“Jesse Ball” investigates a series of disappearances, a wrongful conviction and a love story in modern-day Osaka, Japan.
“I am trying to relate to you a tragedy.” So begins the fourth novel from Ball (The Curfew, 2011, etc.), who makes readers’ heads spin yet again with a darker but more tempered version of his strange, almost whimsical multimedia creations. It’s worth remembering that the author started as a poet, and he is as interested in visual mediums as he is in narrative ones. It’s also worth remembering, even as the author says this work of fiction is partially based on fact, that Ball has been known to teach classes on the art of lying.
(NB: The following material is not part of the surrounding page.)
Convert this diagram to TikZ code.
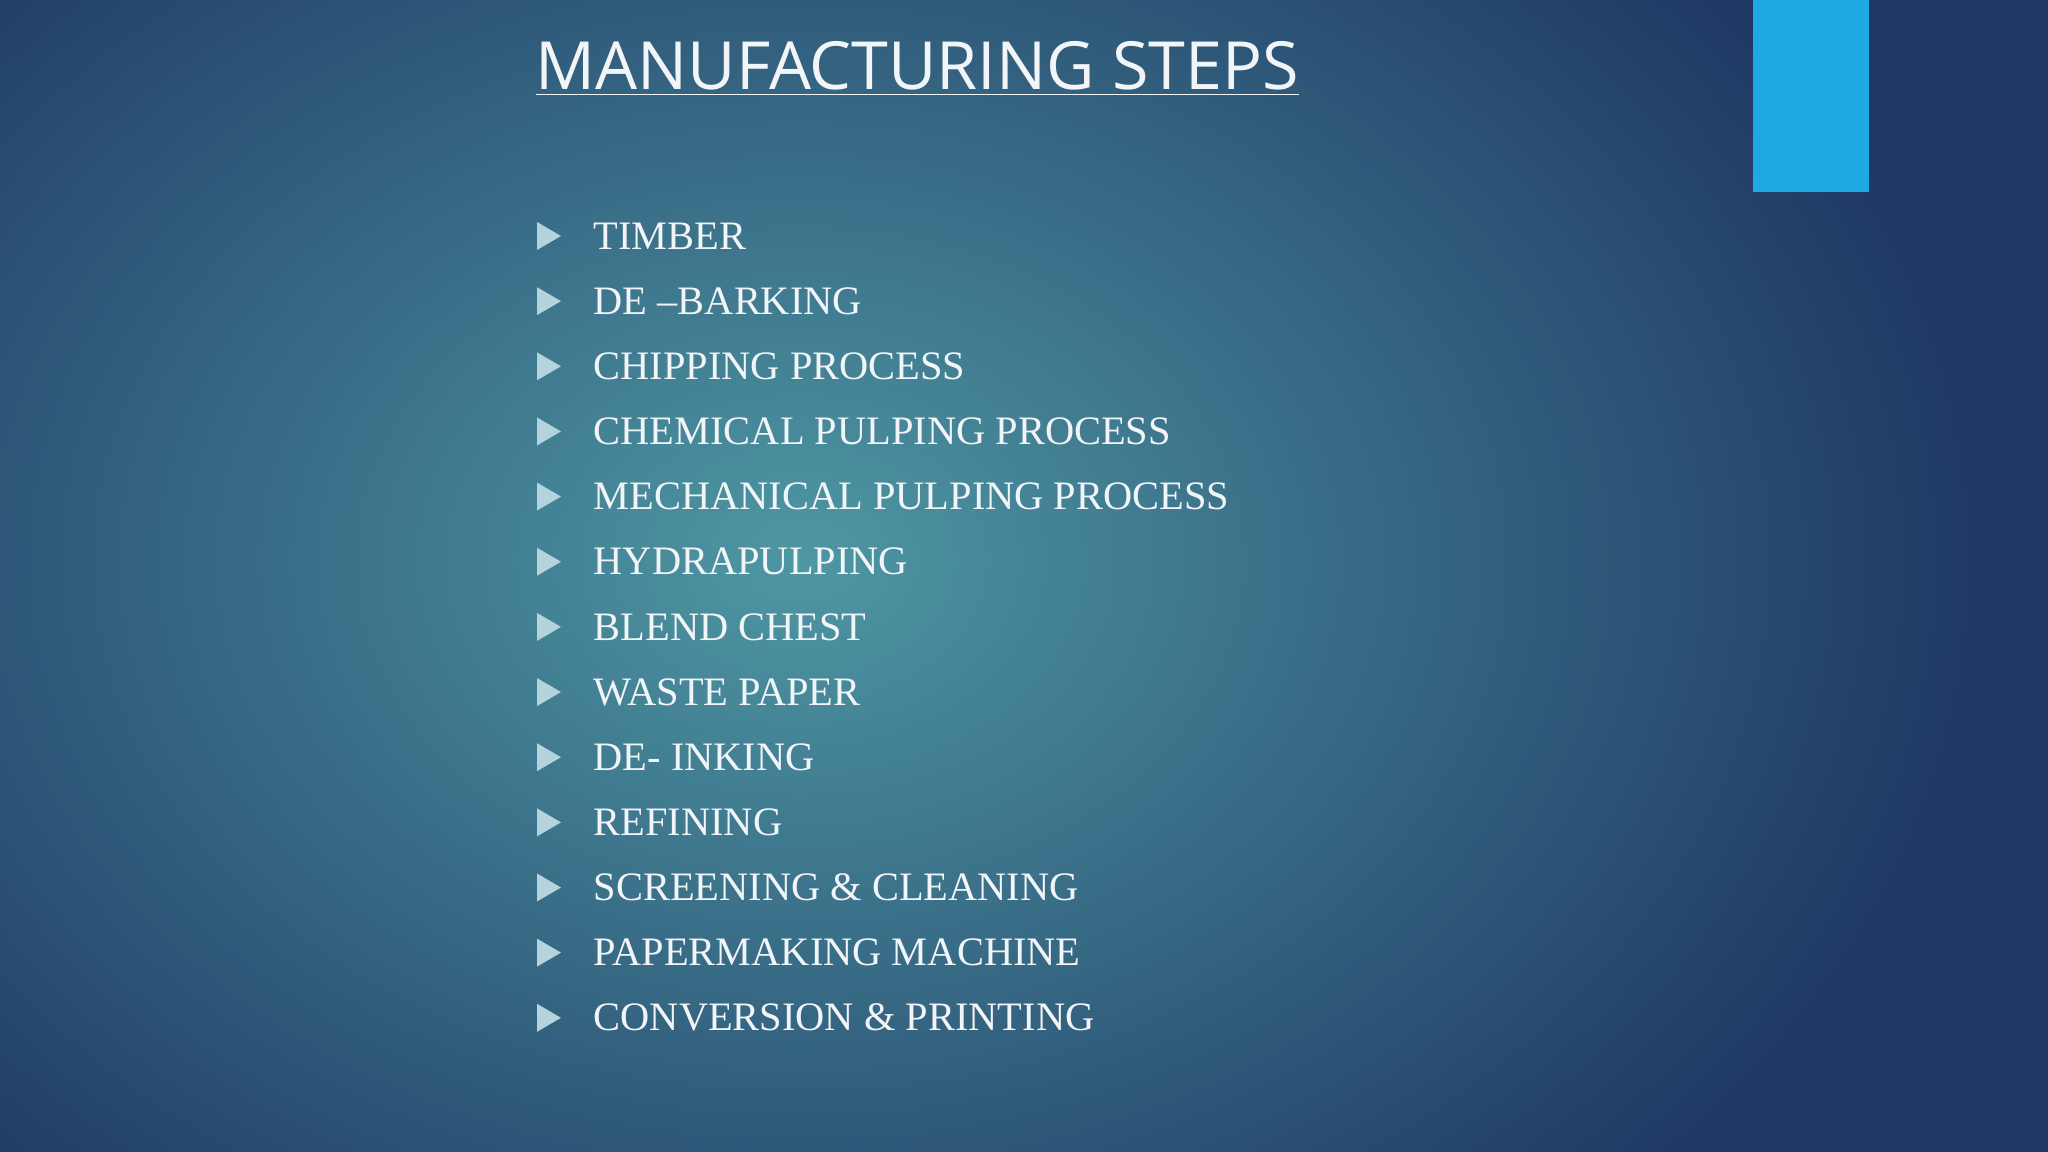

This somewhat noirish thriller has more in common with Ball’s uncommon thriller Samedi the Deafness (2007) than his more recent experimentations. It starts with a lost bet over a card game. A young man named Oda Sotatsu makes his living buying and selling thread in the village near Sakai. But young Sotatsu fell in with a bad character, Sato Kakuzo, and a girl named Jito Joo. In premise, it sounds simple. “He and Kakuzo made a wager,” Ball writes. “The wager was that the loser, whoever he was, would sign a confession. Kakuzo had brought the confession. He set it out on the table. The loser would sign it, and Joo would bring it to the police station.” For this mistake, Sotatsu is convicted of the “Narito Disappearances,” the alleged murders of eight elderly people. Ball projects himself into the story as a journalist, which allows him to build his novel from a whirling collage of court transcripts, family interviews, photographs, and confessions both false and true. Through it all, Sotatsu keeps his silence, while Ball delves into the mystery of Jita Joo’s role in this tragedy.
Ball may or may not explain himself in the end, but there’s no denying the fascination his aberrant storytelling inspires.